Return the lines that follow, exactly as they appear, from the first through the one containing "469.3, 477.8, 486];"; no pictures are to be included.
··········
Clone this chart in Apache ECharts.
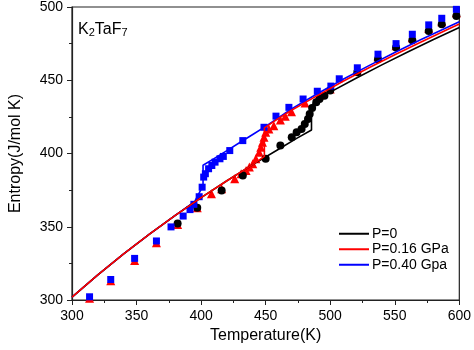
<!DOCTYPE html>
<html><head><meta charset="utf-8">
<script src="https://cdn.jsdelivr.net/npm/echarts@6/dist/echarts.min.js"></script>
<style>html,body{margin:0;padding:0;background:#fff}#c{width:474px;height:350px}</style>
</head><body><div id="c"></div>
<script>
const seriesNames = ['P=0', 'P=0.16 GPa', 'P=0.40 Gpa'];
const xTicks = [300, 350, 400, 450, 500, 550, 600];
const yTicks = [300, 350, 400, 450, 500];

// fitted lines
const lineT_P0 = [300, 320, 340, 360, 380, 400, 420, 440, 460, 474, 485.5, 485.5, 489, 500, 520, 540, 560, 580, 600];
const lineS_P0 = [302, 317.2, 331.5, 345, 357.8, 369.9, 381.4, 392.4, 402.9, 410.3, 416, 432.5, 436.5, 441.9, 451.4, 460.5, 469.3, 477.8, 486];

const lineT_P16 = [300, 320, 340, 360, 380, 400, 420, 440, 449, 449, 460, 470, 490, 510, 530, 550, 570, 590, 600];
const lineS_P16 = [302, 317.2, 331.5, 345, 357.8, 369.9, 381.4, 392.4, 398, 417.5, 424, 429.5, 439.5, 449.3, 458.5, 467.4, 476, 484.3, 488.4];

const lineT_P40 = [300, 320, 340, 360, 380, 395, 401.5, 401.5, 410, 420, 430, 440, 450, 470, 490, 510, 530, 550, 570, 590, 600];
const lineS_P40 = [302, 317.2, 331.5, 345, 357.8, 367.2, 378, 392, 396.5, 402, 407.5, 413, 418.5, 430.5, 440.8, 450.7, 460, 468.9, 477.6, 485.9, 490];

// measured points
const ptT_P0 = [381.8, 397, 415.9, 432.3, 450, 461.4, 470.2, 474, 477.8, 480.3, 482.8, 484.1, 486, 489.2, 491.7, 495.5, 500, 521, 537, 551, 563.6, 576.3, 586.4, 597.7];
const ptS_P0 = [352.2, 363, 374.8, 385, 396.4, 405.4, 411.1, 414.5, 416.8, 420.2, 423.6, 427, 431, 434.9, 437.2, 439.5, 443, 455.5, 464.4, 472.3, 477.3, 483.7, 488.2, 493.9];

const ptT_P16 = [313.6, 330, 348.5, 365.4, 381.8, 397, 408, 415.9, 426, 431, 434.8, 437.4, 440, 442.4, 445, 446.2, 447.5, 448.7, 450, 452.5, 456.3, 461.4, 465.2, 470, 480.5, 491.7, 500, 521, 537, 551, 563.6, 576.3, 586.4, 597.7];
const ptS_P16 = [301.2, 313.2, 327, 339, 351.5, 363, 372.5, 376, 382.7, 386.2, 388.4, 390.7, 393, 396.4, 400.9, 404.3, 407.7, 411.1, 414.5, 416.8, 419, 422.8, 425.5, 428.5, 434.5, 440, 444, 456.5, 466, 473.5, 479, 485.5, 490, 496];

const ptT_P40 = [313.6, 330, 348.5, 365.4, 376.7, 386.1, 391.4, 394.4, 398.5, 400.8, 402, 403.3, 405.8, 408.3, 410.8, 414.6, 417.2, 422.2, 432.3, 448.7, 458, 468, 479, 490, 500.5, 507, 521, 537, 551, 563.6, 576.3, 586.4, 597.7];
const ptS_P40 = [302.2, 314, 328.4, 340.3, 349.9, 357.3, 361.7, 365.3, 370.5, 377, 383.9, 386.2, 389.6, 391.8, 394.1, 396.4, 398, 402, 408.8, 417.9, 425.5, 431.5, 437.2, 442.5, 446, 451, 458.5, 467.8, 475, 481.4, 487.8, 492.3, 498.4];

const colors = ['#000000', '#ff0000', '#0000ff'];
const FONT = 'Liberation Sans, Arial, sans-serif';

function zip(a, b) { return a.map((v, i) => [v, b[i]]); }

const chart = echarts.init(document.getElementById('c'), null, { renderer: 'canvas' });

const lineSeries = [
  { name: seriesNames[2], T: lineT_P40, S: lineS_P40, c: colors[2] },
  { name: seriesNames[0], T: lineT_P0, S: lineS_P0, c: colors[0] },
  { name: seriesNames[1], T: lineT_P16, S: lineS_P16, c: colors[1] }
].map(s => ({
  name: s.name, type: 'line', data: zip(s.T, s.S), showSymbol: false, symbol: 'none',
  lineStyle: { color: s.c, width: 1.6 }, itemStyle: { color: s.c }, silent: true, animation: false
}));

const pointSeries = [
  { name: 'pts16', T: ptT_P16, S: ptS_P16, c: colors[1], sym: 'triangle', size: 9 },
  { name: 'pts0', T: ptT_P0, S: ptS_P0, c: colors[0], sym: 'circle', size: 8 },
  { name: 'pts40', T: ptT_P40, S: ptS_P40, c: colors[2], sym: 'rect', size: 7 }
].map(s => ({
  name: s.name, type: 'scatter', data: zip(s.T, s.S), symbol: s.sym, symbolSize: s.size,
  itemStyle: { color: s.c, opacity: 1 }, silent: true, animation: false
}));

chart.setOption({
  animation: false,
  backgroundColor: '#ffffff',
  grid: { left: 67, right: 11, top: 6, bottom: 50, show: true, borderColor: '#222', borderWidth: 1.2, backgroundColor: 'transparent' },
  title: {
    text: '{a|K}{s|2}{a|TaF}{s|7}', left: 73, top: 17,
    textStyle: {
      fontWeight: 'normal',
      rich: {
        a: { fontFamily: FONT, fontSize: 16, fontWeight: 'normal', color: '#000', lineHeight: 16, verticalAlign: 'top' },
        s: { fontFamily: FONT, fontSize: 11, fontWeight: 'normal', color: '#000', lineHeight: 12, padding: [9, 0, 0, 0], verticalAlign: 'bottom' }
      }
    }
  },
  legend: {
    data: seriesNames, orient: 'vertical', left: 334, top: 221, itemWidth: 30, itemHeight: 2, itemGap: 0,
    icon: 'rect', selectedMode: false,
    textStyle: { fontFamily: FONT, fontSize: 14, color: '#000', lineHeight: 15.5, padding: [0, 0, 0, -2] }
  },
  xAxis: {
    type: 'value', min: xTicks[0], max: xTicks[xTicks.length - 1], interval: 50,
    name: 'Temperature(K)', nameLocation: 'middle', nameGap: 26,
    nameTextStyle: { fontFamily: FONT, fontSize: 16, color: '#000' },
    axisLine: { show: true, lineStyle: { color: '#222', width: 1.2 } },
    axisTick: { show: true, inside: false, length: 5, lineStyle: { color: '#222', width: 1 } },
    minorTick: { show: true, splitNumber: 2, length: 3, lineStyle: { color: '#222', width: 1 } },
    axisLabel: { fontFamily: FONT, fontSize: 14, color: '#000', margin: 9 },
    splitLine: { show: false }
  },
  yAxis: {
    type: 'value', min: yTicks[0], max: yTicks[yTicks.length - 1], interval: 50,
    name: 'Entropy(J/mol K)', nameLocation: 'middle', nameGap: 48, nameRotate: 90,
    nameTextStyle: { fontFamily: FONT, fontSize: 16, color: '#000' },
    axisLine: { show: true, lineStyle: { color: '#222', width: 1.2 } },
    axisTick: { show: true, inside: false, length: 5, lineStyle: { color: '#222', width: 1 } },
    minorTick: { show: true, splitNumber: 2, length: 3, lineStyle: { color: '#222', width: 1 } },
    axisLabel: { fontFamily: FONT, fontSize: 14, color: '#000', margin: 9 },
    splitLine: { show: false }
  },
  series: lineSeries.concat(pointSeries)
});
</script>
</body></html>
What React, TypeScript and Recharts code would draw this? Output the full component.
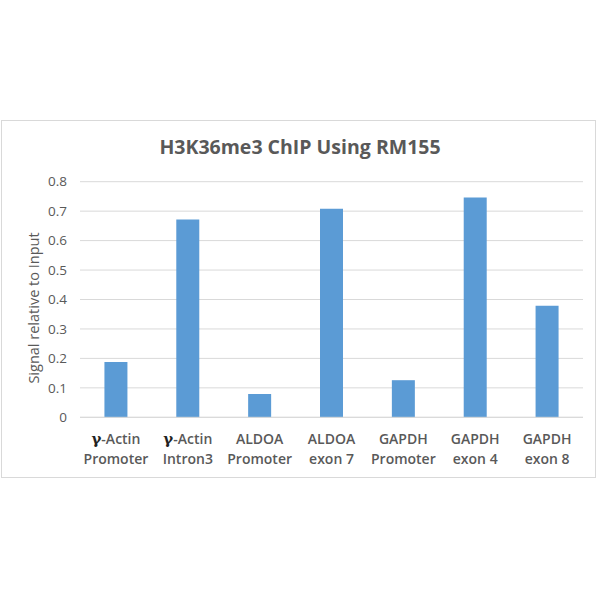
import React from "react";
import { BarChart, Bar, XAxis, YAxis, CartesianGrid } from "recharts";

const categoriesLine1 = ["γ-Actin", "γ-Actin", "ALDOA", "ALDOA", "GAPDH", "GAPDH", "GAPDH"];
const categoriesLine2 = ["Promoter", "Intron3", "Promoter", "exon 7", "Promoter", "exon 4", "exon 8"];
const signalValues = [0.188, 0.672, 0.079, 0.708, 0.126, 0.746, 0.379];
const yTicks = [0, 0.1, 0.2, 0.3, 0.4, 0.5, 0.6, 0.7, 0.8];

const data = signalValues.map((v, i) => ({
  key: String(i),
  l1: categoriesLine1[i],
  l2: categoriesLine2[i],
  value: v,
}));

const FONT = "'Open Sans', 'Liberation Sans', sans-serif";
const TEXT = "#595959";

const CatTick = (props: any) => {
  const { x, y, payload } = props;
  const i = Number(payload.value);
  const l1 = categoriesLine1[i];
  const hasGamma = l1.startsWith("γ");
  return (
    <g transform={`translate(${x},${y})`}>
      <text x={0} y={19} textAnchor="middle" fill={TEXT} fontFamily={FONT} fontSize={14} fontWeight={600}>
        {hasGamma ? (
          <>
            <tspan fontFamily="'DejaVu Serif', serif" fill="#222" fontWeight={700} fontSize={15}>γ</tspan>
            <tspan>{l1.slice(1)}</tspan>
          </>
        ) : (
          l1
        )}
      </text>
      <text x={0} y={39} textAnchor="middle" fill={TEXT} fontFamily={FONT} fontSize={14} fontWeight={600}>
        {categoriesLine2[i]}
      </text>
    </g>
  );
};

export default function App() {
  return (
    <div style={{ position: "absolute", left: 0, top: 0, width: 600, height: 600, background: "#fff" }}>
      <div
        style={{
          position: "absolute",
          left: 1,
          top: 120,
          width: 595,
          height: 358,
          border: "1px solid #d9d9d9",
          boxSizing: "border-box",
        }}
      />
      <div
        style={{
          position: "absolute",
          left: 0,
          width: 600,
          top: 133,
          textAlign: "center",
          fontFamily: FONT,
          fontSize: 19.5,
          fontWeight: 700,
          color: TEXT,
        }}
      >
        H3K36me3 ChIP Using RM155
      </div>
      <div style={{ position: "absolute", left: 0, top: 0 }}>
        <BarChart
          width={600}
          height={600}
          data={data}
          margin={{ top: 181.7, right: 17, bottom: 122.7, left: 30 }}
          barCategoryGap="34%"
        >
          <CartesianGrid horizontal vertical={false} stroke="#d9d9d9" />
          <XAxis
            dataKey="key"
            height={60}
            tick={<CatTick />}
            tickLine={false}
            axisLine={{ stroke: "#d9d9d9" }}
            interval={0}
          />
          <YAxis
            width={50}
            domain={[0, 0.8]}
            ticks={yTicks}
            tickFormatter={(v: number) => String(Math.round(v * 10) / 10)}
            tick={{ fill: TEXT, fontFamily: FONT, fontSize: 13.5 }}
            tickLine={false}
            axisLine={false}
            tickSize={0}
            tickMargin={13}
          />
          <Bar dataKey="value" fill="#5B9BD5" isAnimationActive={false} />
        </BarChart>
      </div>
      <svg style={{ position: "absolute", left: 0, top: 0 }} width={600} height={600} pointerEvents="none">
        <text
          x={33.5}
          y={308}
          transform="rotate(-90 33.5 308)"
          textAnchor="middle"
          dominantBaseline="central"
          fill={TEXT}
          fontFamily={FONT}
          fontSize={14.5}
        >
          Signal relative to Input
        </text>
      </svg>
    </div>
  );
}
··········
§ SOLUTION
Clone this chart in Apache ECharts.
<!DOCTYPE html>
<html><head><meta charset="utf-8">
<script src="https://cdn.jsdelivr.net/npm/echarts@6/dist/echarts.min.js"></script>
<style>html,body{margin:0;padding:0;background:#fff}#c{width:474px;height:350px}</style>
</head><body><div id="c"></div>
<script>
const seriesNames = ['P=0', 'P=0.16 GPa', 'P=0.40 Gpa'];
const xTicks = [300, 350, 400, 450, 500, 550, 600];
const yTicks = [300, 350, 400, 450, 500];

// fitted lines
const lineT_P0 = [300, 320, 340, 360, 380, 400, 420, 440, 460, 474, 485.5, 485.5, 489, 500, 520, 540, 560, 580, 600];
const lineS_P0 = [302, 317.2, 331.5, 345, 357.8, 369.9, 381.4, 392.4, 402.9, 410.3, 416, 432.5, 436.5, 441.9, 451.4, 460.5, 469.3, 477.8, 486];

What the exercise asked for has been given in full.